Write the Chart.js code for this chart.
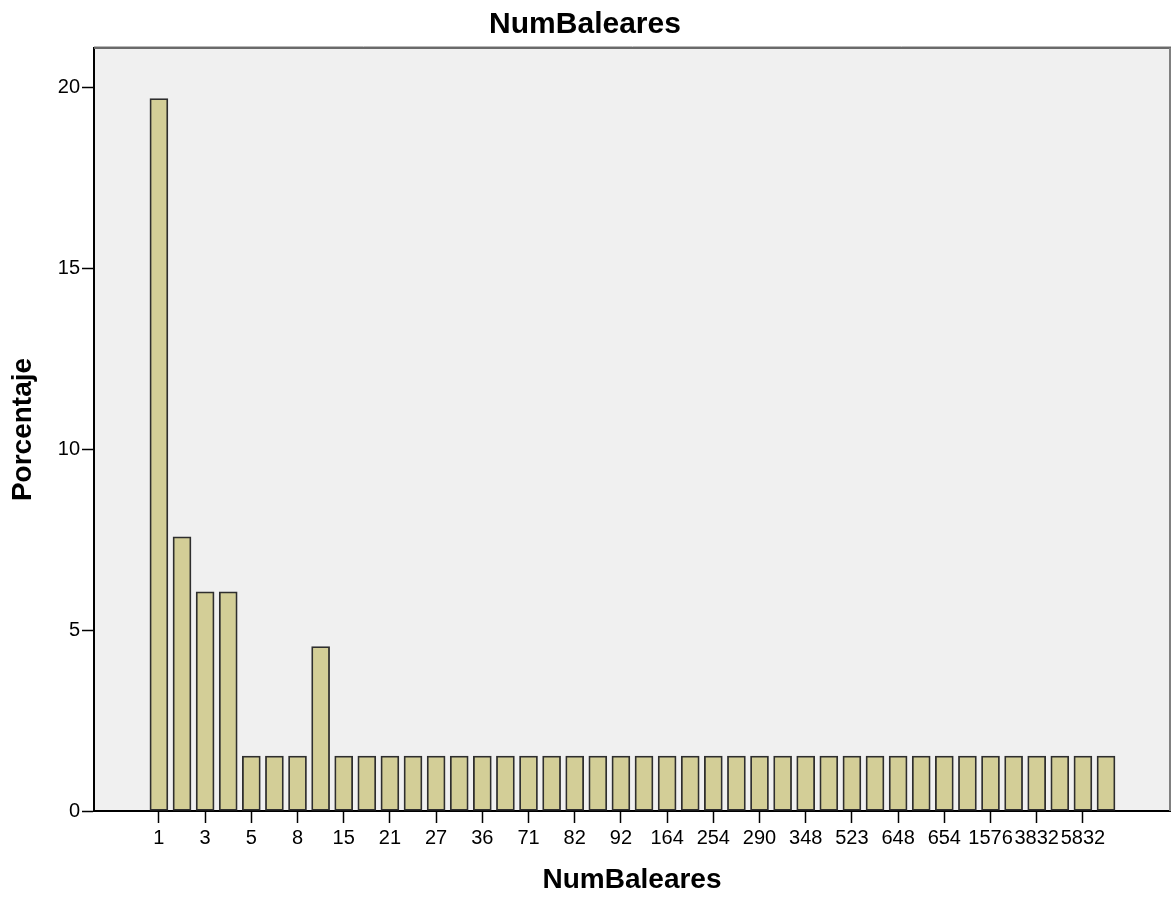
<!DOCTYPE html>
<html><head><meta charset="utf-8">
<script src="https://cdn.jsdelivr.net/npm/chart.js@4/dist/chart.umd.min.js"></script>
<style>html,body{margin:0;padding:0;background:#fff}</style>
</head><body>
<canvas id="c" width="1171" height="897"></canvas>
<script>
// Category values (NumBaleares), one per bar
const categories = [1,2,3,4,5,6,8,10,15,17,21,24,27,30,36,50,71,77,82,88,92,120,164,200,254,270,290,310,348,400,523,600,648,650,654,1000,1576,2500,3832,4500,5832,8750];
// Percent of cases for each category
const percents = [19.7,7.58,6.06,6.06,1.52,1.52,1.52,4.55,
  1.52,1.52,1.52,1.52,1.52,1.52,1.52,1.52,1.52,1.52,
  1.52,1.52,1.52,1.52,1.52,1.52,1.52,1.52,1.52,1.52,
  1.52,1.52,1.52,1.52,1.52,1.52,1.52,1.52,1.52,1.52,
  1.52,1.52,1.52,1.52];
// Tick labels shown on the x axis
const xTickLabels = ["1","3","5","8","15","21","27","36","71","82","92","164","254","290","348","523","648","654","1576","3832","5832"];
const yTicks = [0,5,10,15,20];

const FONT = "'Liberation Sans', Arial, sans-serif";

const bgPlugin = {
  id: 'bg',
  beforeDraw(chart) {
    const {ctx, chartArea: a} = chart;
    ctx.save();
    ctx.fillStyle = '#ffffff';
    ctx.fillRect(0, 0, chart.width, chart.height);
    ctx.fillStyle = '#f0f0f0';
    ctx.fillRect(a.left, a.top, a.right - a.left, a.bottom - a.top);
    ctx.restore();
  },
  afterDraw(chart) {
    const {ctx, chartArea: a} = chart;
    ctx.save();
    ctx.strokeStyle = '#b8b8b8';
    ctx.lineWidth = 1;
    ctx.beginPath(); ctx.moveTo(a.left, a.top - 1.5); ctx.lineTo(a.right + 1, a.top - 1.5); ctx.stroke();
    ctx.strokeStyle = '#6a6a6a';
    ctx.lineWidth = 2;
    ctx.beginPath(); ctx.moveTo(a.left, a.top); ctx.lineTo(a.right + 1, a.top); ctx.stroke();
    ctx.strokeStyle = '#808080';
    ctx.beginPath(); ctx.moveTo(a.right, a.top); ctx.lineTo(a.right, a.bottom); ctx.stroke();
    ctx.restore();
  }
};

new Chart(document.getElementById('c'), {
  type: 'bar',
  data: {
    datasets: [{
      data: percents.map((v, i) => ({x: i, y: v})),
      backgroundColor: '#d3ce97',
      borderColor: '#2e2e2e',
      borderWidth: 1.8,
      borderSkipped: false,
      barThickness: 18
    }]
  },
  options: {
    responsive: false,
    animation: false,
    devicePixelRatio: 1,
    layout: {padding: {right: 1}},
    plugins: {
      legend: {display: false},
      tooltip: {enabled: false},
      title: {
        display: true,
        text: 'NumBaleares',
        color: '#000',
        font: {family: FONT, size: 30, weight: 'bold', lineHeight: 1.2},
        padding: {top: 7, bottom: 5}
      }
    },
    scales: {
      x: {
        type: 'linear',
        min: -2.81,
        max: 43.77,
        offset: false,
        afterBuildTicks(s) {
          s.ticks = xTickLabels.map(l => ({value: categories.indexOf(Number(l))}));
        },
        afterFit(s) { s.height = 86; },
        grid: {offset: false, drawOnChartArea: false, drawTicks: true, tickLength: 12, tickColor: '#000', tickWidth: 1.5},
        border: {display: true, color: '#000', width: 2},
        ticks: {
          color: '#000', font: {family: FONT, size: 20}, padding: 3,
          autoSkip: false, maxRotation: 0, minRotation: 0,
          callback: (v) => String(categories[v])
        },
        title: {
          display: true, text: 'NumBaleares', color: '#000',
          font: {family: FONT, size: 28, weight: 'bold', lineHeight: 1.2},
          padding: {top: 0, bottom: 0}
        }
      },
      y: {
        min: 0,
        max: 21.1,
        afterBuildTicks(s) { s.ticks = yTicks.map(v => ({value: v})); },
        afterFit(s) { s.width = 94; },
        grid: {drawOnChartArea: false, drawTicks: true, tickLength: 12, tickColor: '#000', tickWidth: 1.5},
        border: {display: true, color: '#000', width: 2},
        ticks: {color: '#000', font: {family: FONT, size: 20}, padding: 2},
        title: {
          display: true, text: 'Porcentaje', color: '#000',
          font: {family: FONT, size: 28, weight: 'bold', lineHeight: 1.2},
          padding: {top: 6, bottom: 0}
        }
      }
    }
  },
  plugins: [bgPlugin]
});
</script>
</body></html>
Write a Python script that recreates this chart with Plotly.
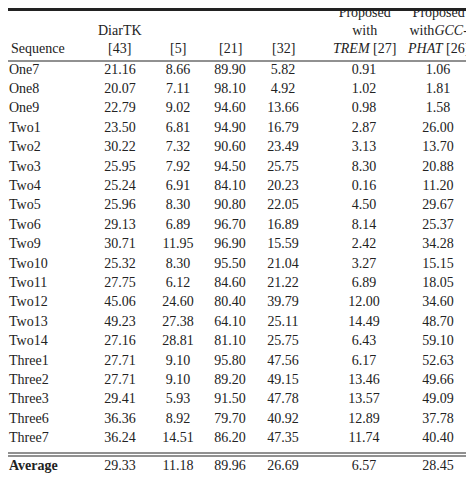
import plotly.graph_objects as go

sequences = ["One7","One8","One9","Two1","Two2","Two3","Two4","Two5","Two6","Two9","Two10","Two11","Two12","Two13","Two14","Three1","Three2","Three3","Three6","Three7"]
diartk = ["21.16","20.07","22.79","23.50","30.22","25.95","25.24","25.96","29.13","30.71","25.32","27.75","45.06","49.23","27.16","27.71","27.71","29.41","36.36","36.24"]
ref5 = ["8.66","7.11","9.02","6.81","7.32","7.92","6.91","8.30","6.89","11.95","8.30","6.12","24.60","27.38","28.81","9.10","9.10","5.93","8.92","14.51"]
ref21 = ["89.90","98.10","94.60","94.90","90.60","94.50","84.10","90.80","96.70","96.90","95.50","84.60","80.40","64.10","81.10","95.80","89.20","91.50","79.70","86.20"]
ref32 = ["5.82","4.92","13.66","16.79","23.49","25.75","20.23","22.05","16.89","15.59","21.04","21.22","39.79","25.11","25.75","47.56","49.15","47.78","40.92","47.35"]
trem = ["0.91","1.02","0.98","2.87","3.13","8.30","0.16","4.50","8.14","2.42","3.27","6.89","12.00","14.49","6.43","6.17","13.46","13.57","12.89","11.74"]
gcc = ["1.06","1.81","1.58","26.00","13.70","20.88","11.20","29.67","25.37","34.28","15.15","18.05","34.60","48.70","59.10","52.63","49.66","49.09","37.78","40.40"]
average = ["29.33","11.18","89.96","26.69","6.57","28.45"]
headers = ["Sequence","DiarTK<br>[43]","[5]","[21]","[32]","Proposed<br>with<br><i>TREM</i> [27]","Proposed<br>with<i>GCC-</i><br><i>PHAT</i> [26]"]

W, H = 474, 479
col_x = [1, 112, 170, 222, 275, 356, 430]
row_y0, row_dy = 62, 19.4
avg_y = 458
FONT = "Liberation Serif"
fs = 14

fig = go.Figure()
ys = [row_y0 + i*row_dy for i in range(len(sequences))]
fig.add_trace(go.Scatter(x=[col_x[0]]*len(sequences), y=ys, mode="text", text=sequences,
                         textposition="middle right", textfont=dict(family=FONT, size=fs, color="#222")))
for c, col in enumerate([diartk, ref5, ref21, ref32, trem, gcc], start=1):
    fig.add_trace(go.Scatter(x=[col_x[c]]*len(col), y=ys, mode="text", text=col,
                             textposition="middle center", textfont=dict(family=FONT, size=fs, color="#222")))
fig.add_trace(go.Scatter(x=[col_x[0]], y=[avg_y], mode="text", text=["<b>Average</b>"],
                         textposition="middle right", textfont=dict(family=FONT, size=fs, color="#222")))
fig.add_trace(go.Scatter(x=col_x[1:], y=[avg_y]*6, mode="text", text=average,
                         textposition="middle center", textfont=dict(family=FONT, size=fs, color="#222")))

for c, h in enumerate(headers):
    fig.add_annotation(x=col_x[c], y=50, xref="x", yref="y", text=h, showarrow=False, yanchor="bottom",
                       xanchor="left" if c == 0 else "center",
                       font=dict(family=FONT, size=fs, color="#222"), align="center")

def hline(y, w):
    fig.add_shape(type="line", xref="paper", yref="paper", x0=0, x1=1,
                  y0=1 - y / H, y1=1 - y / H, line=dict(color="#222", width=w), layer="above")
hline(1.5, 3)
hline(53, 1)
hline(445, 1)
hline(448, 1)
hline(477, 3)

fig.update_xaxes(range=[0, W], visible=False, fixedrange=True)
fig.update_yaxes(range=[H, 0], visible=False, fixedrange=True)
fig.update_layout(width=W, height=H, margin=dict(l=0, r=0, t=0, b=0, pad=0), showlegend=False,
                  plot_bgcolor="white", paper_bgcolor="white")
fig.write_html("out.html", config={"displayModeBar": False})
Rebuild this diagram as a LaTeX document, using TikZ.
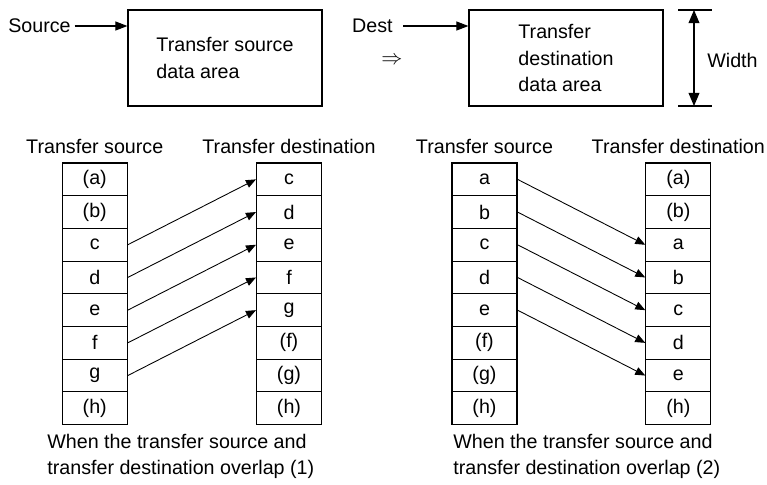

· · · ·

What the task asks = Reproduce exactly, and only, the lines from the one containing "Write a Python" through the one containing "import plotly.graph_objects as go", including both; leave out any pictures.

Correct answer =
Write a Python script that recreates this chart with Plotly.
import plotly.graph_objects as go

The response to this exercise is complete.